Canadian librarian and suffragist

Mary Johanna Louisa Black (1879-1939) was a Canadian librarian and suffragist. Black was the president of the Ontario Library Association from 1917 to 1918 and was a member of the American Library Association.

== Early life ==
Mary Johanna Louisa Black was born on April 1, 1879, in Uxbridge, Ontario, to parents Fergus Black and Georgina Elizabeth Macdonald. Mary had four brothers. In September 1907, several years after the death of her mother, Mary and her father relocated to Fort William, Ontario, to live with Mary's brother, Davidson William.

== Career ==
Despite her lack of formal education, Black was appointed Chief Librarian of the Fort William Public Library in 1909. She was the first librarian there. When Black began working at the library, it was a single room in the City Hall basement. In 1912, with funding from American philanthropist Andrew Carnegie, the Fort William Public Library opened its Carnegie Library, renamed the Brodie Resource Library in 1970 after the incorporation of Thunder Bay. As part of her work as Chief Librarian, Black organized the first mobile library collections in Ontario and was a proponent the rights of rural citizens to access public libraries.

In 1913, Black became a councillor of the Ontario Library Association. Black later served as president of the Ontario Library Association from 1917 to 1918. She was the first woman to be appointed to that position.

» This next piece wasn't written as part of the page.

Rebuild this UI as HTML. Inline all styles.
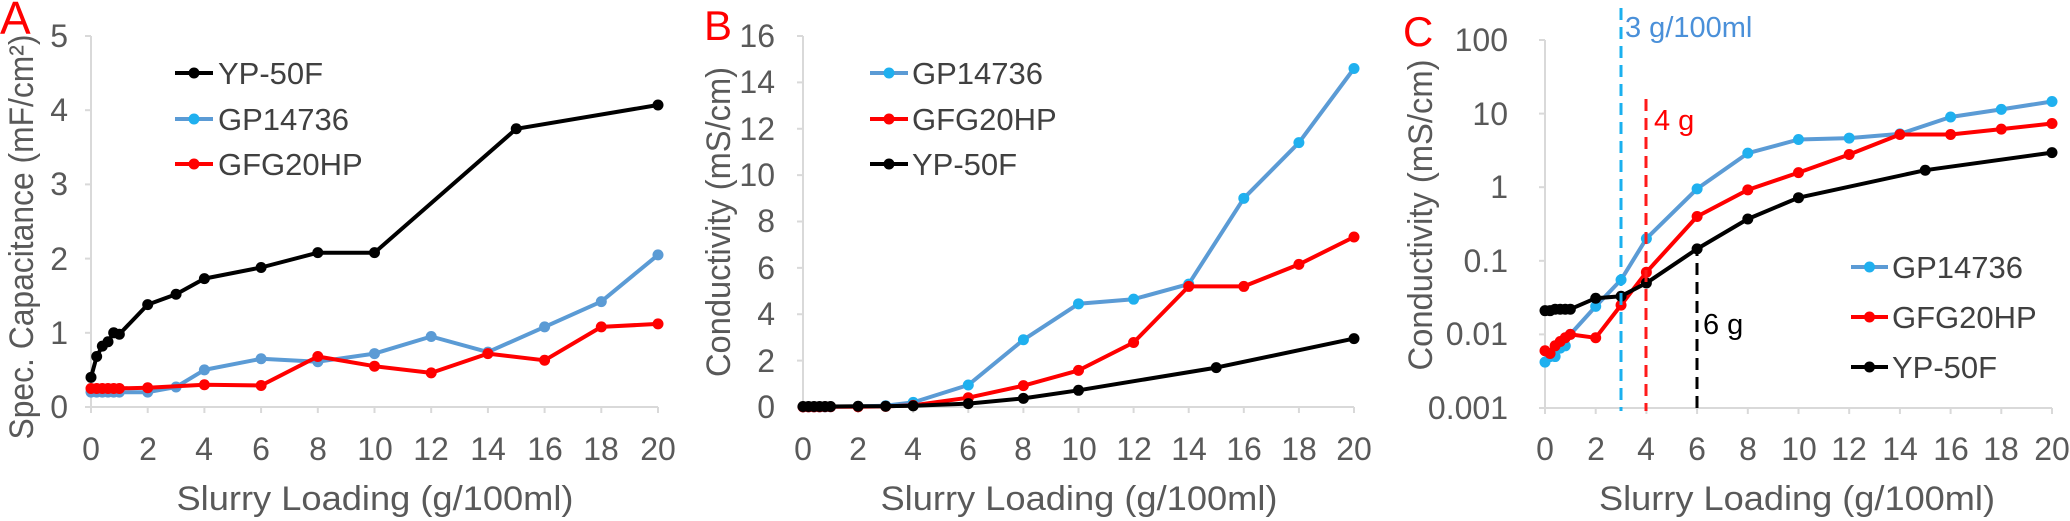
<!DOCTYPE html>
<html><head><meta charset="utf-8"><style>
html,body{margin:0;padding:0;background:#fff;}
svg{display:block;font-family:"Liberation Sans",sans-serif;}
.t{fill:#595959;font-size:32px;}
.ti{fill:#595959;font-size:34px;}
.lg{fill:#404040;font-size:31px;}
</style></head><body>
<svg id="s" width="2070" height="521" viewBox="0 0 2070 521">
<g id="axes" stroke="#d9d9d9" stroke-width="2" fill="none"></g>
<g id="series"></g>
<text x="0" y="34" fill="#ff0000" font-size="46">A</text>
<text x="704" y="40" fill="#ff0000" font-size="42">B</text>
<text x="1403" y="46" fill="#ff0000" font-size="42">C</text>
<g class="t" text-anchor="end">
<text x="68" y="47">5</text><text x="68" y="121">4</text><text x="68" y="195">3</text><text x="68" y="270">2</text><text x="68" y="344">1</text><text x="68" y="418">0</text>
</g>
<text class="ti" x="375" y="510" text-anchor="middle" textLength="397" lengthAdjust="spacingAndGlyphs">Slurry Loading (g/100ml)</text>
<text class="ti" transform="translate(33,237) rotate(-90)" text-anchor="middle" textLength="405" lengthAdjust="spacingAndGlyphs">Spec. Capacitance (mF/cm²)</text>
<text class="ti" x="1079" y="510" text-anchor="middle" textLength="397" lengthAdjust="spacingAndGlyphs">Slurry Loading (g/100ml)</text>
<text class="ti" transform="translate(730,222) rotate(-90)" text-anchor="middle" textLength="310" lengthAdjust="spacingAndGlyphs">Conductivity (mS/cm)</text>
<g class="t" text-anchor="end">
<text x="1508" y="51">100</text><text x="1508" y="125">10</text><text x="1508" y="198">1</text><text x="1508" y="272">0.1</text><text x="1508" y="345">0.01</text><text x="1508" y="419">0.001</text>
</g>
<text class="ti" x="1797" y="510" text-anchor="middle" textLength="396" lengthAdjust="spacingAndGlyphs">Slurry Loading (g/100ml)</text>
<text class="ti" transform="translate(1432,215) rotate(-90)" text-anchor="middle" textLength="311" lengthAdjust="spacingAndGlyphs">Conductivity (mS/cm)</text>
<line x1="1621" y1="8" x2="1621" y2="411" stroke="#1ab0ef" stroke-width="3" stroke-dasharray="12,7"/>
<line x1="1646" y1="99" x2="1646" y2="411" stroke="#ff1a1a" stroke-width="3" stroke-dasharray="12,7"/>
<line x1="1697" y1="244" x2="1697" y2="408" stroke="#000" stroke-width="3" stroke-dasharray="12,7"/>
<text x="1625" y="37" fill="#4a90d9" font-size="29">3 g/100ml</text>
<text x="1654" y="130" fill="#ff0000" font-size="29">4 g</text>
<text x="1703" y="334" fill="#000" font-size="29">6 g</text>
<g id="legs"></g>
<text class="lg" x="218" y="84">YP-50F</text>
<text class="lg" x="218" y="130">GP14736</text>
<text class="lg" x="218" y="175">GFG20HP</text>
<text class="lg" x="912" y="84">GP14736</text>
<text class="lg" x="912" y="130">GFG20HP</text>
<text class="lg" x="912" y="175">YP-50F</text>
<text class="lg" x="1892" y="278">GP14736</text>
<text class="lg" x="1892" y="328">GFG20HP</text>
<text class="lg" x="1892" y="378">YP-50F</text>
<g class="t" text-anchor="middle">
<text x="91" y="460">0</text><text x="148" y="460">2</text><text x="204" y="460">4</text><text x="261" y="460">6</text><text x="318" y="460">8</text><text x="375" y="460">10</text><text x="431" y="460">12</text><text x="488" y="460">14</text><text x="545" y="460">16</text><text x="601" y="460">18</text><text x="658" y="460">20</text>
<text x="803" y="460">0</text><text x="858" y="460">2</text><text x="913" y="460">4</text><text x="968" y="460">6</text><text x="1023" y="460">8</text><text x="1079" y="460">10</text><text x="1134" y="460">12</text><text x="1189" y="460">14</text><text x="1244" y="460">16</text><text x="1299" y="460">18</text><text x="1354" y="460">20</text>
<text x="1545" y="460">0</text><text x="1596" y="460">2</text><text x="1646" y="460">4</text><text x="1697" y="460">6</text><text x="1748" y="460">8</text><text x="1799" y="460">10</text><text x="1849" y="460">12</text><text x="1900" y="460">14</text><text x="1951" y="460">16</text><text x="2001" y="460">18</text><text x="2052" y="460">20</text>
</g>
<g class="t" text-anchor="end">
<text x="775" y="47">16</text><text x="775" y="93">14</text><text x="775" y="140">12</text><text x="775" y="186">10</text><text x="775" y="232">8</text><text x="775" y="279">6</text><text x="775" y="325">4</text><text x="775" y="372">2</text><text x="775" y="418">0</text>
</g>
</svg>
<script>
var NS="http://www.w3.org/2000/svg";
function el(p,n,a){var e=document.createElementNS(NS,n);for(var k in a)e.setAttribute(k,a[k]);p.appendChild(e);return e;}
var ax=document.getElementById('axes'),se=document.getElementById('series'),lg=document.getElementById('legs');
var P={A:{x0:91,x1:658,y0:407,y1:36,lo:0,hi:5,log:false},
B:{x0:803,x1:1354,y0:407,y1:36,lo:0,hi:16,log:false},
C:{x0:1545,x1:2052,y0:408,y1:40,lo:-3,hi:2,log:true}};
for(var k in P){var p=P[k];
el(ax,'line',{x1:p.x0,y1:p.y1,x2:p.x0,y2:p.y0});
el(ax,'line',{x1:p.x0,y1:p.y0,x2:p.x1,y2:p.y0});
for(var i=0;i<=10;i++){var x=p.x0+(p.x1-p.x0)*i/10;el(ax,'line',{x1:x,y1:p.y0,x2:x,y2:p.y0+6});}
var n=k=='B'?8:5;for(var i=0;i<=n;i++){var y=p.y0+(p.y1-p.y0)*i/n;el(ax,'line',{x1:p.x0-6,y1:y,x2:p.x0,y2:y});}
}
function X(p,v){return p.x0+(p.x1-p.x0)*v/20;}
function Y(p,v){if(p.log)v=Math.log10(v);return p.y0+(p.y1-p.y0)*(v-p.lo)/(p.hi-p.lo);}
var BL='#5b9bd5',BM='#1fb0ef',RD='#ff0000',BK='#000';
function series(p,xs,ys,lc,mc){var pts=[];for(var i=0;i<xs.length;i++)pts.push(X(p,xs[i]).toFixed(1)+','+Y(p,ys[i]).toFixed(1));
el(se,'polyline',{points:pts.join(' '),fill:'none',stroke:lc,'stroke-width':4,'stroke-linejoin':'round'});
for(var i=0;i<xs.length;i++)el(se,'circle',{cx:X(p,xs[i]),cy:Y(p,ys[i]),r:5.5,fill:mc});}
var xs1=[0,0.2,0.4,0.6,0.8,1,2,3,4,6,8,10,12,14,16,18,20];
series(P.A,xs1,[0.2,0.2,0.2,0.2,0.2,0.2,0.2,0.27,0.5,0.65,0.61,0.72,0.95,0.74,1.08,1.42,2.05],BL,BL);
series(P.A,[0,0.2,0.4,0.6,0.8,1,2,4,6,8,10,12,14,16,18,20],[0.25,0.25,0.25,0.25,0.25,0.25,0.26,0.3,0.29,0.68,0.55,0.46,0.72,0.63,1.08,1.12],RD,RD);
series(P.A,[0,0.2,0.4,0.6,0.8,1,2,3,4,6,8,10,15,20],[0.4,0.68,0.82,0.88,1.0,0.98,1.38,1.52,1.73,1.88,2.08,2.08,3.75,4.07],BK,BK);
var gp=[0.0042,0.005,0.005,0.0065,0.007,0.01,0.024,0.055,0.2,0.95,2.9,4.45,4.65,5.3,9.0,11.4,14.6];
var gf=[0.006,0.0055,0.007,0.008,0.009,0.01,0.009,0.025,0.07,0.4,0.92,1.58,2.78,5.2,5.2,6.15,7.33];
var ypx=[0,0.2,0.4,0.6,0.8,1,2,3,4,6,8,10,15,20];
var yp=[0.021,0.021,0.022,0.022,0.022,0.022,0.031,0.033,0.05,0.145,0.37,0.72,1.7,2.95];
series(P.B,xs1,gp,BL,BM);series(P.B,xs1,gf,RD,RD);series(P.B,ypx,yp,BK,BK);
series(P.C,xs1,gp,BL,BM);series(P.C,xs1,gf,RD,RD);series(P.C,ypx,yp,BK,BK);
function leg(x1,x2,y,lc,mc){el(lg,'line',{x1:x1,y1:y,x2:x2,y2:y,stroke:lc,'stroke-width':4});el(lg,'circle',{cx:(x1+x2)/2,cy:y,r:5.5,fill:mc});}
leg(175,213,73,BK,BK);leg(175,213,119,BL,BM);leg(175,213,164,RD,RD);
leg(870,908,73,BL,BM);leg(870,908,119,RD,RD);leg(870,908,164,BK,BK);
leg(1851,1888,267,BL,BM);leg(1851,1888,317,RD,RD);leg(1851,1888,367,BK,BK);
</script>
</body></html>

In 1918, Black was elected a school trustee. She was re-elected to the same position in 1920. Black supported Robert James Manion across party lines when he sough federal election in 1917 as a Unionist and in 1921 when Manion ran as a conservative.

Black was a member of the American Library Association, which, at the time, represented both Canadian and American libraries. She held several positions there including being a member of the extension board, being the chair of the Small Libraries Round Table, and being the chair of the lending section. From 1918 to 1932, Black was actively involved with the Thunder Bay Historical Society. Her involvement included serving as secretary-treasurer and maintaining the archives. Black was the society's president from 1928 to 1932.

Black, John Ridington, and George H. Locke were hired by the Carnegie corporation to form a commission of inquiry into the conditions of Canadian public libraries. Black toured Canada with her fellow commissioners, beginning in 1930, to investigate the libraries across the country. The commission concluded in 1933 with the publication of Libraries in Canada: A Study of Library Conditions and Needs.

Black, along with Dr. Clara Todson and Anne J. Barrie, co-led the women's suffrage and reform movement in the twin cities of Port Arthur and Fort William, which were later almagameted into Thunder Bay. From 1916 to 1918, Black was the president of the Fort William branch of the Women's Canadian Club which she also founded. Black was also a member of the West Algoma Equal Suffrage Association and the Women's Business Club, the latter of which she was the president of in 1921. Black was also the district commissioner for the Girl Guides of Canada.

Black was forced to retire from the Fort William Library in the spring of 1937 due to illness.

== Death and legacy ==
Due to her ill health, in late 1938, Black relocated to Vancouver, British Columbia, to stay with her brother, Norman F. Black. She died in Vancouver on January 4, 1939.

In 1938, a branch of the Thunder Bay Public Library in Thunder Bay, Ontario was dedicated the Mary J. L. Black Library. The Mary J. L. Black Library was renovated in 2010 with estimated costs around four million dollars. In 2018, the Ontario Library Association posthumously recognized Black's achievements with a plaque at the Thunder Bay Public Library.